Asumo cuatro postulados:
1. Nuestra maltrecha República transitó de un hegemónico partido de Estado a un Estado de partidos (concepto utilizado por Max Weber hace más de un siglo).
2. Nuestros partidos padecen una grave crisis ante el dilema de cuidar su identidad o ser competitivos.
3. Los partidos son imprescindibles en las democracias.
4. Si el problema sustancial de nuestra decadencia está en las falencias y carencias de toda índole de nuestros partidos, ahí también tienen que estar, mediante su mejor desempeño, las posibilidades de disminuir los riesgos del derrumbe de nuestro Estado de derecho.
Un gran jurista español, Manuel García-Pelayo, escribió: “El Estado democrático ha de configurarse como un Estado de partidos (…) para proporcionarle tanto los correspondientes programas de acción política como las personas destinadas a ser titulares o portadores de los afanes políticos”. Complementa la idea con una cita de Gustav Radbruch: “…sin cuya mediación la masa amorfa del pueblo no estaría en condiciones de dar vida a los órganos del poder estatal”.
Los partidos son producto de la sociedad y, por lo tanto, reflejan su cultura. Pretender un deslinde de ciudadanía e instituciones que organicen su participación me parece un grave error. Considero una manifiesta incongruencia y un prejuicio dañino ostentar como un mérito el no pertenecer a una agrupación y a su vez descalificar a quienes sí militamos en esa categoría de asociaciones. Los estudiosos de las causas por las cuales las democracias fenecen han señalado el divorcio de ciudadanía y partidos como una de las más recurrentes.
Hace más de un siglo surgieron dos teorías.

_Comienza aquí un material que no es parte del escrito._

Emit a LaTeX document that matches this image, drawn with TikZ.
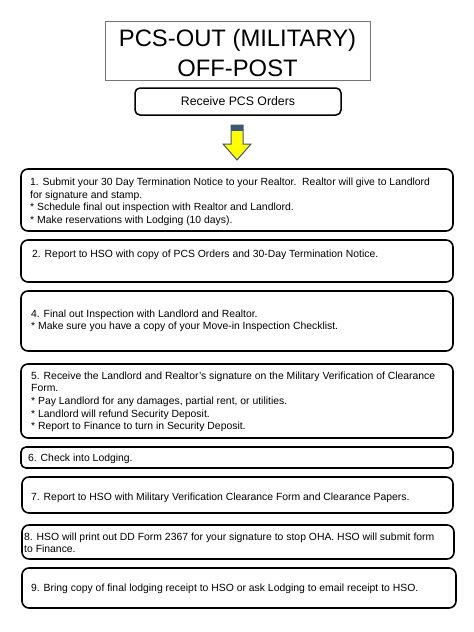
\documentclass[tikz,border=0pt]{standalone}
\usepackage{fontspec}
\setmainfont{Liberation Sans}
\begin{document}
\begin{tikzpicture}[x=1pt,y=-1pt,
  stepbox/.style={draw=black,line width=1.6pt,rounded corners=7pt,inner sep=0pt},
  titlebox/.style={draw=black!55,line width=0.9pt,inner sep=0pt},
  stepfont/.style={font=\fontsize{10.4}{12.6}\selectfont},
  steptext/.style={anchor=base west,inner sep=0pt,stepfont}
]
\useasboundingbox (0,0) rectangle (474,632);
\definecolor{arrowblue}{HTML}{3B5878}
\definecolor{arrowyellow}{HTML}{FFFF00}

% title
\node[titlebox,minimum width=265pt,minimum height=59pt] (title) at (237.5,50.5) {};
\node[anchor=base,inner sep=0pt,font=\fontsize{23.8}{30}\selectfont] (t1) at (237.5,46.7) {PCS-OUT (MILITARY)};
\node[anchor=base,inner sep=0pt,font=\fontsize{23.8}{30}\selectfont] (t2) at (237.5,76) {OFF-POST};

% receive
\node[draw=black,line width=1.5pt,rounded corners=5pt,minimum width=206pt,minimum height=27pt,inner sep=0pt] (recv) at (238,101.5) {};
\node[anchor=base,inner sep=0pt,font=\fontsize{12.3}{14}\selectfont] (recvt) at (238,105.7) {Receive PCS Orders};

% block arrow
\fill[arrowyellow] (231,125) -- (243,125) -- (243,144) -- (251,144) -- (237,160) -- (223,144) -- (231,144) -- cycle;
\fill[arrowblue] (231,125) rectangle (243,131);
\draw[arrowblue,line width=1pt,line join=miter] (231,125) -- (243,125) -- (243,144) -- (251,144) -- (237,160) -- (223,144) -- (231,144) -- cycle;

% step boxes
\node[stepbox,minimum width=432pt,minimum height=62pt] (b1) at (237,200) {};
\node[stepbox,minimum width=432pt,minimum height=42pt] (b2) at (237,261) {};
\node[stepbox,minimum width=432pt,minimum height=60pt] (b4) at (237,321) {};
\node[stepbox,minimum width=432pt,minimum height=74pt] (b5) at (237,401) {};
\node[stepbox,rounded corners=5pt,minimum width=432pt,minimum height=21pt] (b6) at (237,457.5) {};
\node[stepbox,minimum width=431pt,minimum height=36pt] (b7) at (237.5,495) {};
\node[stepbox,minimum width=432pt,minimum height=34pt] (b8) at (238,542) {};
\node[stepbox,minimum width=434pt,minimum height=40pt] (b9) at (239,588) {};

% texts
\node[steptext] (s1) at (30,185.7) {\parbox[t]{430pt}{\raggedright
1. Submit your 30 Day Termination Notice to your Realtor.\ \ Realtor will give to Landlord\\
for signature and stamp.\\
{*} Schedule final out inspection with Realtor and Landlord.\\
{*} Make reservations with Lodging (10 days).}};
\node[steptext] (s2) at (32,257.3) {2. Report to HSO with copy of PCS Orders and 30-Day Termination Notice.};
\node[steptext] (s4) at (31,317.3) {\parbox[t]{430pt}{\raggedright
4. Final out Inspection with Landlord and Realtor.\\
{*} Make sure you have a copy of your Move-in Inspection Checklist.}};
\node[steptext] (s5) at (31,379.3) {\parbox[t]{430pt}{\raggedright
5. Receive the Landlord and Realtor’s signature on the Military Verification of Clearance\\
Form.\\
{*} Pay Landlord for any damages, partial rent, or utilities.\\
{*} Landlord will refund Security Deposit.\\
{*} Report to Finance to turn in Security Deposit.}};
\node[steptext] (s6) at (28,461.7) {6. Check into Lodging.};
\node[steptext] (s7) at (31,500) {7. Report to HSO with Military Verification Clearance Form and Clearance Papers.};
\node[steptext] (s8) at (24,540) {\parbox[t]{440pt}{\raggedright
8. HSO will print out DD Form 2367 for your signature to stop OHA. HSO will submit form\\
to Finance.}};
\node[steptext] (s9) at (31,591.7) {9. Bring copy of final lodging receipt to HSO or ask Lodging to email receipt to HSO.};
\end{tikzpicture}
\end{document}
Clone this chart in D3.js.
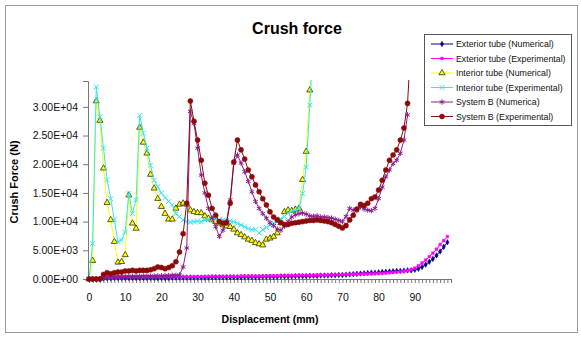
<!DOCTYPE html>
<html>
<head>
<meta charset="utf-8">
<script src="https://cdn.jsdelivr.net/npm/d3@7"></script>
<style>
  body { margin: 0; background: #fff; }
  svg { font-family: "Liberation Sans", Arial, sans-serif; }
</style>
</head>
<body>
<div class="chart"></div>
<script>
// values, one per mm of displacement (index = mm)
const extNum = [0,0,0,0,100,150,150,200,200,200,
  200,200,200,200,200,200,200,200,200,200,
  200,200,200,250,250,250,250,250,250,250,
  250,250,250,250,300,300,300,300,300,300,
  300,300,300,350,350,350,350,350,400,400,
  400,400,400,450,450,450,450,500,500,500,
  500,550,550,550,600,600,600,650,650,700,
  700,750,800,850,900,950,1000,1050,1100,1100,
  1150,1200,1250,1300,1350,1400,1400,1450,1500,1500,
  1600,1800,2100,2500,3000,3500,4100,4800,5600,6400]

const extExp = [0,0,0,100,300,350,300,350,350,400,
  400,400,400,400,400,400,400,400,400,400,
  400,400,400,400,400,400,400,400,400,400,
  400,400,450,450,450,450,450,450,450,450,
  450,450,500,500,500,500,500,500,500,550,
  550,550,550,600,600,600,600,600,650,650,
  650,650,650,700,700,700,700,750,750,750,
  800,800,800,850,850,850,900,900,900,950,
  1000,1000,1050,1100,1150,1200,1300,1350,1450,1600,
  1900,2300,2800,3300,3900,4500,5200,6000,6700,7400]

const intNum = [0,3200,31000,27600,19300,13300,10300,6500,2900,3000,
  4200,14600,9700,8800,26400,23800,21900,18200,15800,14000,
  12600,11400,10400,10400,12300,13000,13200,13000,12000,11700,
  11550,11500,10970,10570,10280,9990,9700,9400,9200,9100,
  8650,8000,7700,7300,6900,6700,6300,6100,5900,6900,
  7100,7400,8000,9800,11700,12000,11900,12100,12300,17300,
  22200,32900,45000]

const intExp = [0,6200,33500,28300,22800,17300,14000,10300,6500,6800,
  8200,14900,11400,13800,28500,25400,22800,19800,17200,16100,
  15000,14200,13500,12900,11400,10850,10300,10000,9900,10000,
  10100,10000,10300,10400,10500,10400,10300,10300,10200,10100,
  10000,9700,9400,9100,8800,8600,8600,8000,8600,9000,
  9400,9700,10000,10500,10900,11500,11800,12000,12300,14900,
  19500,30300,42000]

const sysBNum = [0,0,0,0,200,300,300,350,400,400,
  400,450,450,450,450,500,500,500,500,550,
  550,600,600,650,650,700,2100,5400,29200,27100,
  22800,18100,15000,12300,10600,9100,7400,8500,10000,13800,
  20200,21600,20200,18700,17000,15200,13500,12300,11400,10600,
  9800,9300,8700,8500,9200,10000,10800,11200,11400,11500,
  11300,11000,10900,11000,10800,10800,10700,10600,10400,10200,
  10000,10900,12300,12000,11900,12600,12200,12000,11900,12300,
  14000,16000,17800,19000,20100,20700,21900,24200,28600]

const sysBExp = [0,0,0,0,800,1100,900,1100,1200,1200,
  1400,1400,1500,1400,1500,1500,1500,1600,1800,2100,
  2000,1800,2000,2300,3000,4700,7900,13200,31000,27500,
  24200,20700,16700,14600,12300,11100,10000,9700,9800,13200,
  20400,24200,22500,20900,19000,17800,16400,15200,14000,12900,
  11700,10800,10300,9800,9500,9500,9700,9800,9900,10000,
  10100,10200,10200,10300,10200,10100,10000,9800,9500,9200,
  8900,9300,10300,11100,12200,13000,12800,13200,14000,14300,
  15500,17200,19000,20700,21600,22500,24200,26300,30600,42000]

const seriesNames = ["Exterior tube (Numerical)", "Exterior tube (Experimental)",
  "Interior tube (Numerical)", "Interior tube (Experimental)",
  "System B (Numerica)", "System B (Experimental)"]

const yTicks = [0, 5000, 10000, 15000, 20000, 25000, 30000]
const xLabels = [0, 10, 20, 30, 40, 50, 60, 70, 80, 90]
const categories = d3.range(0, 101)   // one tick per mm

const series = [
  {name: seriesNames[0], values: extNum,  color: "#000080", marker: "diamond"},
  {name: seriesNames[1], values: extExp,  color: "#ff00ff", marker: "square"},
  {name: seriesNames[2], values: intNum,  color: "#ffff00", marker: "triangle"},
  {name: seriesNames[3], values: intExp,  color: "#33e6ee", marker: "times"},
  {name: seriesNames[4], values: sysBNum, color: "#8a1e8c", marker: "asterisk"},
  {name: seriesNames[5], values: sysBExp, color: "#8b0a0a", marker: "circle"}
]

const width = 581
const height = 337
const plotLeft = 89, plotRight = 451, plotTop = 81, plotBottom = 279

let svg = d3.select(".chart")
  .append("svg")
  .attr("width", width)
  .attr("height", height)

// outer chart frame
svg.append("rect")
  .attr("x", 5.5).attr("y", 5.5)
  .attr("width", 572).attr("height", 327)
  .attr("fill", "#fff")
  .attr("stroke", "#9a9a9a")

svg.append("text")
  .text("Crush force")
  .attr("x", 297)
  .attr("y", 34)
  .attr("text-anchor", "middle")
  .attr("font-size", "16px")
  .attr("font-weight", "bold")

let x = d3.scaleLinear().domain([0, 100]).range([plotLeft, plotRight])
let y = d3.scaleLinear().domain([0, 34500]).range([plotBottom, plotTop])

let sciFormat = (d) => {
  let [m, e] = d.toExponential(2).split("e")
  let sign = e[0]
  let digits = e.slice(1).padStart(2, "0")
  return m + "E" + sign + digits
}

// y axis
let yAxis = d3.axisLeft(y)
  .tickValues(yTicks)
  .tickSize(5)
  .tickPadding(5)
  .tickFormat(sciFormat)
let gy = svg.append("g")
  .attr("transform", "translate(" + (plotLeft - 1) + ",0)")
  .call(yAxis)
gy.selectAll("path, line").attr("stroke", "#777")
gy.selectAll("text").attr("font-size", "10.5px").attr("fill", "#111")
  .attr("font-family", "Liberation Sans, Arial, sans-serif")

// x axis, a tick at every category, labels every 10
let xAxis = d3.axisBottom(x)
  .tickValues(categories)
  .tickSize(4)
  .tickPadding(11)
  .tickSizeOuter(0)
  .tickFormat((d) => xLabels.includes(d) ? d : "")
let gx = svg.append("g")
  .attr("transform", "translate(0," + plotBottom + ")")
  .call(xAxis)
gx.selectAll("path, line").attr("stroke", "#777")
gx.selectAll("text").attr("font-size", "10.5px").attr("fill", "#111")
  .attr("font-family", "Liberation Sans, Arial, sans-serif")

svg.append("text")
  .text("Displacement (mm)")
  .attr("x", (plotLeft + plotRight) / 2)
  .attr("y", 323)
  .attr("text-anchor", "middle")
  .attr("font-size", "10.5px")
  .attr("font-weight", "bold")

svg.append("text")
  .text("Crush Force (N)")
  .attr("transform", "translate(18,182) rotate(-90)")
  .attr("text-anchor", "middle")
  .attr("font-size", "11px")
  .attr("font-weight", "bold")

svg.append("clipPath")
  .attr("id", "plot-clip")
  .append("rect")
  .attr("x", plotLeft - 4).attr("y", plotTop - 1)
  .attr("width", plotRight - plotLeft + 8).attr("height", plotBottom - plotTop + 6)

let symbolFor = {
  diamond: d3.symbol(d3.symbolDiamond, 9),
  square: d3.symbol(d3.symbolSquare, 7),
  triangle: d3.symbol(d3.symbolTriangle, 16),
  times: d3.symbol(d3.symbolTimes, 18),
  asterisk: d3.symbol(d3.symbolAsterisk, 20),
  circle: d3.symbol(d3.symbolCircle, 20)
}

let styleMarker = (sel, s) => {
  if (s.marker === "times" || s.marker === "asterisk") {
    sel.attr("fill", "none").attr("stroke", s.color).attr("stroke-width", 1)
  } else if (s.marker === "triangle") {
    sel.attr("fill", "#ffff00").attr("stroke", "#333300").attr("stroke-width", 0.8)
  } else {
    sel.attr("fill", s.color).attr("stroke", s.color).attr("stroke-width", 0.5)
  }
}

let line = d3.line()
  .x((d, i) => x(i))
  .y((d) => y(d))

let plot = svg.append("g").attr("clip-path", "url(#plot-clip)")

series.forEach((s) => {
  let g = plot.append("g").attr("class", "series")
  g.append("path")
    .datum(s.values)
    .attr("d", line)
    .attr("fill", "none")
    .attr("stroke", s.color)
    .attr("stroke-width", 1)
  g.selectAll(".pt")
    .data(s.values)
    .enter()
    .append("path")
    .attr("class", "pt")
    .attr("d", symbolFor[s.marker])
    .attr("transform", (d, i) => "translate(" + x(i) + "," + y(d) + ")")
    .call(styleMarker, s)
})

// legend
let legend = svg.append("g").attr("id", "legend")
legend.append("rect")
  .attr("x", 424.5).attr("y", 34.5)
  .attr("width", 147).attr("height", 91)
  .attr("fill", "#fff")
  .attr("stroke", "#555")

series.forEach((s, i) => {
  let ly = 44 + i * 14.5
  legend.append("line")
    .attr("x1", 431).attr("x2", 453)
    .attr("y1", ly).attr("y2", ly)
    .attr("stroke", s.color)
  legend.append("path")
    .attr("d", symbolFor[s.marker])
    .attr("transform", "translate(442," + ly + ")")
    .call(styleMarker, s)
  legend.append("text")
    .text(s.name)
    .attr("x", 456)
    .attr("y", ly)
    .attr("dy", "0.35em")
    .attr("font-size", "8.8px")
    .attr("fill", "#111")
})
</script>
</body>
</html>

Robert Michels (1876-1987) denominó a la primera “Ley de hierro de la oligarquía”, según la cual toda organización política corre el riesgo de caer en manos de un pequeño grupo de personas. Por esos mismos años, Vilfredo Pareto (1848-1923) y Gaetano Mosca (1858-1941) acuñaron el término clase política: “…en todo organismo político hay siempre una elite que está por encima de la jerarquía de toda la clase política y que dirige lo que se llama el timón del Estado”.
Perdón por tanta digresión. La bibliografía es inagotable en torno a esos temas, pero es menester tener en cuenta estos conceptos para esclarecer la situación en la que hoy nos encontramos.
Percibo que en este siglo ha disminuido el debate económico, dado el avance de las propuestas en la materia que descarta el retorno del Estado empresario o de la planificación central. La globalización se ha vuelto irreversible. Atraer inversiones es el objetivo relevante de los gobiernos en los cinco continentes. Lo que persiste es qué decisiones tomar en torno al sistema político de representación. En otras palabras: democracia liberal o autocracia.
Agrego un principio más, formulado por el vizconde Bolingbroke, Henry Saint-John, Bolingbroke en 1749: “Un partido degenera en facción cuando el interés nacional deviene un objetivo secundario o subordinado y la causa (…) se apoya más en el beneficio de partido o facción que en el de la nación”.
Para cerrar, otra cita más de Adenauer: “Los partidos políticos tienen que construirse desde la profundidad si quieren durar. Deben basarse en valores imperecederos”.
Con este bagaje teórico debemos analizar la situación que hoy vive nuestro atribulado México. No se ve una buena operación política, una atadura entre lo que se quiere y cómo lograrlo. Hablar de una elección primaria abierta para enfrentar al partido en el poder es una quimera.
En la obsesión de evitar el mal mayor, los partidos olvidan sus ordenamientos internos y sus dirigentes hacen compromisos ante el desconcierto de sus correligionarios. Afloran ambiciones y se hacen a un lado escrúpulos esenciales. La idea de que el fin justifica los medios nos está llevando a la “hemiplejia moral”, como dijera Ortega y Gasset. Vale la pena darse una tregua para cotejar principios y realidades.